Negligent Performance of Contracts
The court addressed the plaintiffs' claim for negligent performance of contracts, determining that it essentially reflected a claim for negligence rather than a distinct cause of action under New York law, which does not recognize negligent performance of contracts. The court clarified that negligence claims are permissible when a duty exists independent of the contract itself. Given the circumstances, the court interpreted the plaintiffs' pleading as asserting a claim for negligence, allowing it to proceed under Washington law, which recognizes such claims. Therefore, the court denied the motion to dismiss this particular claim, acknowledging the potential for liability based on the duties Pro-Fac owed the plaintiffs beyond mere contractual obligations.
Release Agreements
In evaluating the Release Agreements signed by the plaintiffs, the court found that the plaintiffs failed to demonstrate that these agreements were entered into without consideration, as they admitted to receiving payment in exchange for their signatures. The court noted that signing under protest did not invalidate the agreements, citing that such acceptance could still be considered valid even if made reluctantly. However, the court also recognized that the plaintiffs presented sufficient allegations to support a claim of unconscionability, which could potentially render the agreements unenforceable. The court declined to dismiss claims based on the Release Agreements at this stage, allowing the plaintiffs to argue that the agreements were unjust due to the circumstances surrounding their execution.

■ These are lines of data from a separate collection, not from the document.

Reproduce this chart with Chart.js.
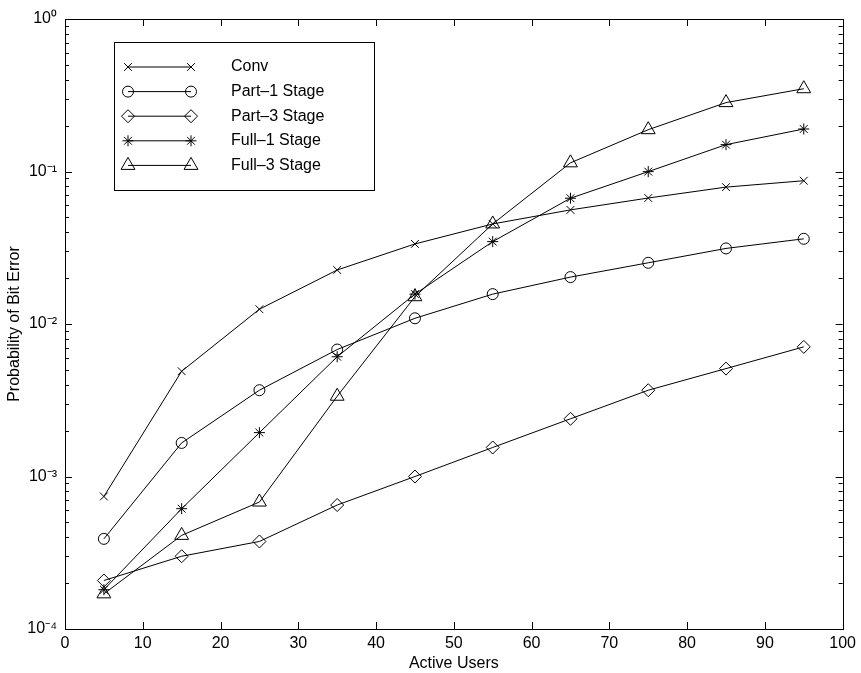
<!DOCTYPE html>
<html>
<head>
<meta charset="utf-8">
<script src="https://cdn.jsdelivr.net/npm/chart.js@4"></script>
<style>
  html, body { margin: 0; padding: 0; background: #fff; }
  #wrap { width: 861px; height: 673px; }
</style>
</head>
<body>
<div id="wrap"><canvas id="mycanvas" width="861" height="673"></canvas></div>
<script>
// values
var users = [5, 15, 25, 35, 45, 55, 65, 75, 85, 95];
var conv  = [7.4e-4, 4.9e-3, 1.25e-2, 2.26e-2, 3.35e-2, 4.53e-2, 5.6e-2, 6.7e-2, 7.9e-2, 8.7e-2];
var part1 = [3.9e-4, 1.66e-3, 3.68e-3, 6.8e-3, 1.09e-2, 1.57e-2, 2.03e-2, 2.52e-2, 3.13e-2, 3.62e-2];
var part3 = [2.08e-4, 3.0e-4, 3.75e-4, 6.5e-4, 1.0e-3, 1.55e-3, 2.39e-3, 3.68e-3, 5.1e-3, 7.08e-3];
var full1 = [1.81e-4, 6.15e-4, 1.94e-3, 6.1e-3, 1.57e-2, 3.47e-2, 6.68e-2, 9.98e-2, 0.150, 0.190];
var full3 = [1.70e-4, 4.11e-4, 6.8e-4, 3.36e-3, 1.51e-2, 4.53e-2, 0.114, 0.188, 0.283, 0.349];

var seriesNames = ["Conv", "Part\u20131 Stage", "Part\u20133 Stage", "Full\u20131 Stage", "Full\u20133 Stage"];
var seriesData = [conv, part1, part3, full1, full3];
var markers = ["crossRot", "circle", "rectRot", "star", "triangle"];
var markerSize = [5.5, 5.5, 6.5, 5.5, 8];

var xTicks = [0, 10, 20, 30, 40, 50, 60, 70, 80, 90, 100];
var yDecades = [-4, -3, -2, -1, 0];
var supers = { "0": "\u2070", "1": "\u00b9", "2": "\u00b2", "3": "\u00b3", "4": "\u2074", "-": "\u207b" };

var FONT = "'Liberation Sans', Arial, Helvetica, sans-serif";
var FS = 16;

function toPoints(ys) {
  var pts = [];
  for (var i in users) pts.push({ x: users[i], y: ys[i] });
  return pts;
}

function powLabel(v) {
  var e = Math.round(Math.log10(v));
  if (Math.abs(Math.log10(v) - e) > 1e-6) return "";
  var s = String(e), out = "";
  for (var k = 0; k < s.length; k++) out += supers[s[k]];
  return "10" + out;
}

// box frame with inward MATLAB-style ticks
var frameTicks = {
  id: "frameTicks",
  afterDatasetsDraw: function(chart) {
    var ctx = chart.ctx, a = chart.chartArea;
    var xs = chart.scales.x, ys = chart.scales.y;
    ctx.save();
    ctx.strokeStyle = "#000";
    ctx.lineWidth = 1;
    ctx.strokeRect(Math.round(a.left) + 0.5, Math.round(a.top) + 0.5,
                   Math.round(a.right - a.left), Math.round(a.bottom - a.top));
    ctx.beginPath();
    xs.ticks.forEach(function(t) {
      var px = Math.round(xs.getPixelForValue(t.value)) + 0.5;
      ctx.moveTo(px, a.bottom); ctx.lineTo(px, a.bottom - 7);
      ctx.moveTo(px, a.top); ctx.lineTo(px, a.top + 7);
    });
    ys.ticks.forEach(function(t) {
      var py = Math.round(ys.getPixelForValue(t.value)) + 0.5;
      var len = powLabel(t.value) ? 7 : 4;
      ctx.moveTo(a.left, py); ctx.lineTo(a.left + len, py);
      ctx.moveTo(a.right, py); ctx.lineTo(a.right - len, py);
    });
    ctx.stroke();
    ctx.restore();
  }
};

// legend in a bordered box, upper left inside the axes
var boxLegend = {
  id: "boxLegend",
  afterDraw: function(chart) {
    var ctx = chart.ctx, a = chart.chartArea;
    var bx = Math.round(a.left) + 49, by = Math.round(a.top) + 23;
    ctx.save();
    ctx.fillStyle = "#fff";
    ctx.fillRect(bx, by, 260, 148);
    ctx.strokeStyle = "#000";
    ctx.lineWidth = 1;
    ctx.strokeRect(bx + 0.5, by + 0.5, 260, 148);
    chart.data.datasets.forEach(function(ds, i) {
      var y = by + 25 + i * 24.6;
      var x1 = bx + 14, x2 = bx + 77;
      ctx.strokeStyle = "#000";
      ctx.lineWidth = 1;
      ctx.beginPath();
      ctx.moveTo(x1, y); ctx.lineTo(x2, y);
      ctx.stroke();
      var opts = { pointStyle: ds.pointStyle, radius: ds.pointRadius, rotation: 0, borderWidth: 1 };
      ctx.fillStyle = "rgba(0,0,0,0)";
      Chart.helpers.drawPoint(ctx, opts, x1, y);
      Chart.helpers.drawPoint(ctx, opts, x2, y);
      ctx.fillStyle = "#000";
      ctx.font = FS + "px " + FONT;
      ctx.textBaseline = "middle";
      ctx.textAlign = "left";
      ctx.fillText(ds.label, bx + 117, y);
    });
    ctx.restore();
  }
};

var datasets = [];
for (var i in seriesNames) {
  datasets.push({
    label: seriesNames[i],
    data: toPoints(seriesData[i]),
    borderColor: "#000",
    borderWidth: 1,
    backgroundColor: "rgba(0,0,0,0)",
    pointStyle: markers[i],
    pointRadius: markerSize[i],
    pointHoverRadius: markerSize[i],
    pointBorderColor: "#000",
    pointBackgroundColor: "rgba(0,0,0,0)",
    pointBorderWidth: 1,
    tension: 0,
    fill: false
  });
}

var ctx = document.getElementById("mycanvas");
var LineGraph = new Chart(ctx, {
  type: "line",
  data: { datasets: datasets },
  plugins: [frameTicks, boxLegend],
  options: {
    responsive: false,
    animation: false,
    devicePixelRatio: 1,
    layout: { padding: { top: 19, right: 17, left: 0, bottom: 0 } },
    plugins: {
      legend: { display: false },
      tooltip: { enabled: false }
    },
    scales: {
      x: {
        type: "linear",
        min: 0,
        max: 100,
        afterBuildTicks: function(scale) {
          scale.ticks = xTicks.map(function(v) { return { value: v }; });
        },
        afterFit: function(scale) { scale.height = 44; },
        grid: { display: false, drawTicks: false },
        border: { display: false },
        ticks: {
          color: "#000",
          padding: 5,
          maxRotation: 0,
          autoSkip: false,
          font: { family: FONT, size: FS }
        },
        title: {
          display: true,
          text: "Active Users",
          color: "#000",
          padding: { top: 0, bottom: 0 },
          font: { family: FONT, size: FS }
        }
      },
      y: {
        type: "logarithmic",
        min: 1e-4,
        max: 1,
        afterBuildTicks: function(scale) {
          var t = [];
          yDecades.forEach(function(d) {
            var base = Math.pow(10, d);
            for (var m = 1; m <= 9; m++) {
              if (d === 0 && m > 1) break;
              t.push({ value: m * base });
            }
          });
          scale.ticks = t;
        },
        afterFit: function(scale) { scale.width = 65; },
        grid: { display: false, drawTicks: false },
        border: { display: false },
        ticks: {
          color: "#000",
          padding: 8,
          autoSkip: false,
          font: { family: FONT, size: FS },
          callback: function(v) { return powLabel(v); }
        },
        title: {
          display: true,
          text: "Probability of Bit Error",
          color: "#000",
          padding: { top: 5, bottom: 0 },
          font: { family: FONT, size: FS }
        }
      }
    }
  }
});
</script>
</body>
</html>
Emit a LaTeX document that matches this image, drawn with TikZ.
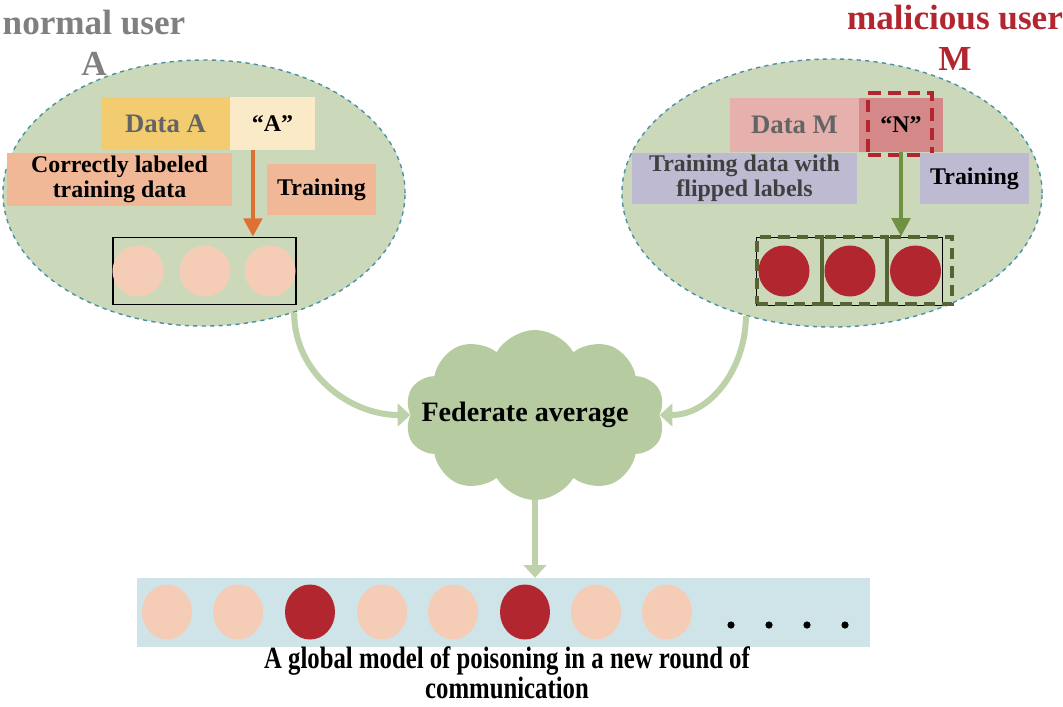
\documentclass[tikz,border=0pt]{standalone}
\usepackage{fontspec}
\setmainfont{Liberation Serif}
\newfontfamily\capfont[FakeStretch=0.8]{Liberation Serif}
\usetikzlibrary{shapes.geometric,shapes.symbols,arrows.meta}

\definecolor{userfill}{RGB}{203,217,186}
\definecolor{userline}{RGB}{75,145,165}
\definecolor{goldfill}{RGB}{242,204,110}
\definecolor{creamfill}{RGB}{251,234,200}
\definecolor{salmonfill}{RGB}{241,184,152}
\definecolor{pinkfill}{RGB}{230,176,172}
\definecolor{rosefill}{RGB}{212,136,136}
\definecolor{lavfill}{RGB}{190,186,210}
\definecolor{poisonred}{RGB}{178,38,48}
\definecolor{cleanpink}{RGB}{245,205,182}
\definecolor{cloudfill}{RGB}{183,203,160}
\definecolor{flowgreen}{RGB}{190,210,170}
\definecolor{barfill}{RGB}{206,228,232}
\definecolor{orangearrow}{RGB}{222,112,50}
\definecolor{greenarrow}{RGB}{112,145,65}
\definecolor{darkgreen}{RGB}{85,100,50}
\definecolor{titlegray}{RGB}{128,128,128}
\definecolor{textgray}{RGB}{100,100,100}

\begin{document}
\begin{tikzpicture}[x=0.025cm, y=-0.025cm,
    user/.style={ellipse, draw=userline, dashed, line width=1pt, fill=userfill, inner sep=0pt},
    tag/.style={rectangle, inner sep=0pt, align=center, font=\bfseries\fontsize{17}{18}\selectfont},
    datatag/.style={tag, font=\bfseries\fontsize{19}{20}\selectfont},
    weight/.style={circle, inner sep=0pt, minimum size=1.275cm},
    globalw/.style={ellipse, inner sep=0pt, minimum width=1.25cm, minimum height=1.375cm},
    dot/.style={circle, fill=black, inner sep=0pt, minimum size=0.18cm},
    flow/.style={draw=flowgreen, line width=4.3pt, -{Triangle[length=9pt,width=16pt]}},
    title/.style={align=center, inner sep=0pt, font=\bfseries\fontsize{25}{29}\selectfont}]

    \useasboundingbox (0,0) rectangle (1063,706);

    % Titles
    \node[title, text=titlegray] (titleA) at (94,43) {normal user\\A};
    \node[title, text=poisonred] (titleM) at (955,38) {malicious user\\M};

    % Users
    \node[user, minimum width=10.05cm, minimum height=6.65cm] (userA) at (204,193) {};
    \node[user, minimum width=10.5cm, minimum height=6.7cm] (userM) at (832,193) {};

    % Normal user A
    \node[datatag, fill=goldfill, text=textgray, minimum width=3.225cm, minimum height=1.325cm] (dataA) at (165.5,123.5) {Data A};
    \node[tag, fill=creamfill, minimum width=2.125cm, minimum height=1.325cm] (labelA) at (272.5,123.5) {\textquotedblleft A\textquotedblright};
    \node[tag, fill=salmonfill, minimum width=5.625cm, minimum height=1.325cm] (cleanA) at (119.5,179.5) {Correctly labeled\\training data};
    \node[tag, fill=salmonfill, minimum width=2.725cm, minimum height=1.275cm] (trainA) at (321.5,189.5) {Training};
    \node[draw=black, line width=1.2pt, minimum width=4.575cm, minimum height=1.675cm, inner sep=0pt] (rowA) at (204.5,271) {};
    \node[weight, fill=cleanpink] (wA1) at (138,271) {};
    \node[weight, fill=cleanpink] (wA2) at (205,271) {};
    \node[weight, fill=cleanpink] (wA3) at (270,271) {};
    \draw[orangearrow, line width=3pt, -{Triangle[length=13pt,width=13pt]}] ([xshift=-0.49cm]labelA.south) -- ([xshift=-0.49cm]labelA.south |- rowA.north);

    % Malicious user M
    \node[datatag, fill=pinkfill, text=textgray, minimum width=3.225cm, minimum height=1.35cm] (dataM) at (794.5,124.5) {Data M};
    \node[tag, fill=rosefill, minimum width=2.1cm, minimum height=1.35cm] (labelM) at (901,124.5) {\textquotedblleft N\textquotedblright};
    \node[draw=poisonred, dashed, dash pattern=on 9pt off 5pt, line width=2.2pt, minimum width=1.6cm, minimum height=1.55cm, inner sep=0pt] (flipbox) at (900,124) {};
    \node[tag, fill=lavfill, text=black!75, minimum width=5.625cm, minimum height=1.275cm] (flipM) at (744.5,178.5) {Training data with\\flipped labels};
    \node[tag, fill=lavfill, minimum width=2.725cm, minimum height=1.275cm] (trainM) at (974.5,178.5) {Training};
    \node[draw=black, line width=0.7pt, minimum width=4.625cm, minimum height=1.7cm, inner sep=0pt] (rowM) at (849.5,271) {};
    \foreach \i/\x in {1/789.5, 2/854.5, 3/919.5}
        \node[draw=darkgreen, dashed, dash pattern=on 8pt off 5pt, line width=2.6pt, minimum width=1.625cm, minimum height=1.675cm, inner sep=0pt] (cellM\i) at (\x,270.5) {};
    \node[weight, fill=poisonred] (wM1) at (784,271) {};
    \node[weight, fill=poisonred] (wM2) at (850,271) {};
    \node[weight, fill=poisonred] (wM3) at (915.5,271) {};
    \draw[greenarrow, line width=3pt, -{Triangle[length=13pt,width=13pt]}] (labelM.south) -- (labelM.south |- rowM.north);

    % Aggregation
    \node[cloud, cloud puffs=10, cloud puff arc=120, aspect=1.5, fill=cloudfill, inner sep=0pt,
          minimum width=6.5cm, minimum height=4.25cm,
          label={[font=\bfseries\fontsize{20}{22}\selectfont, xshift=-0.25cm]center:Federate average}] (fedavg) at (535,415) {};
    \draw[flow] (userA.-53) to[out=-90, in=180] (fedavg.west);
    \draw[flow] (userM.-125) to[out=-90, in=0] (fedavg.east);

    % Global model
    \node[rectangle, fill=barfill, inner sep=0pt, minimum width=18.325cm, minimum height=1.725cm] (globalbar) at (503.5,612.5) {};
    \draw[flow] (fedavg.south) -- (fedavg.south |- globalbar.north);
    \foreach \i/\x/\c in {1/167/cleanpink, 2/238/cleanpink, 3/310/poisonred, 4/382/cleanpink,
                          5/453/cleanpink, 6/525/poisonred, 7/596/cleanpink, 8/667/cleanpink}
        \node[globalw, fill=\c] (g\i) at (\x,612) {};
    \foreach \i/\x in {1/731, 2/769, 3/807, 4/845}
        \node[dot] (d\i) at (\x,625) {};
    \node[align=center, inner sep=0pt, font=\capfont\bfseries\fontsize{22}{21}\selectfont] (caption) at (507,673) {A global model of poisoning in a new round of\\communication};
\end{tikzpicture}
\end{document}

Claims for Negligent Misrepresentation and Conversion
The court dismissed the plaintiffs' claims for negligent misrepresentation and conversion, concluding that the factual allegations provided were insufficient to establish these claims. For negligent misrepresentation, the court found that the plaintiffs did not allege that Pro-Fac failed to exercise reasonable care in making representations about the ten-year delivery commitment or the implications of the Release Agreements. The court determined that the claim was based on the plaintiffs' beliefs rather than actionable false statements made by Pro-Fac. Regarding conversion, the court highlighted that the plaintiffs failed to identify a specific instance of money or property that they were entitled to and that Pro-Fac had wrongfully interfered with. As a result, these claims were dismissed for lack of necessary factual support.
Conclusion of the Court's Analysis
Ultimately, the U.S. District Court granted in part and denied in part the defendant's motion to dismiss, allowing some claims to proceed while dismissing others for failure to state valid claims. The court's reasoning highlighted the importance of distinguishing between claims based on contractual obligations and those arising from tortious duties. The court emphasized the necessity for plaintiffs to provide clear factual allegations to support their claims, particularly when asserting rights under cooperative corporate structures. This decision illustrated the court's commitment to allowing potentially valid claims to be heard while maintaining the integrity of the legal standards required for claim substantiation.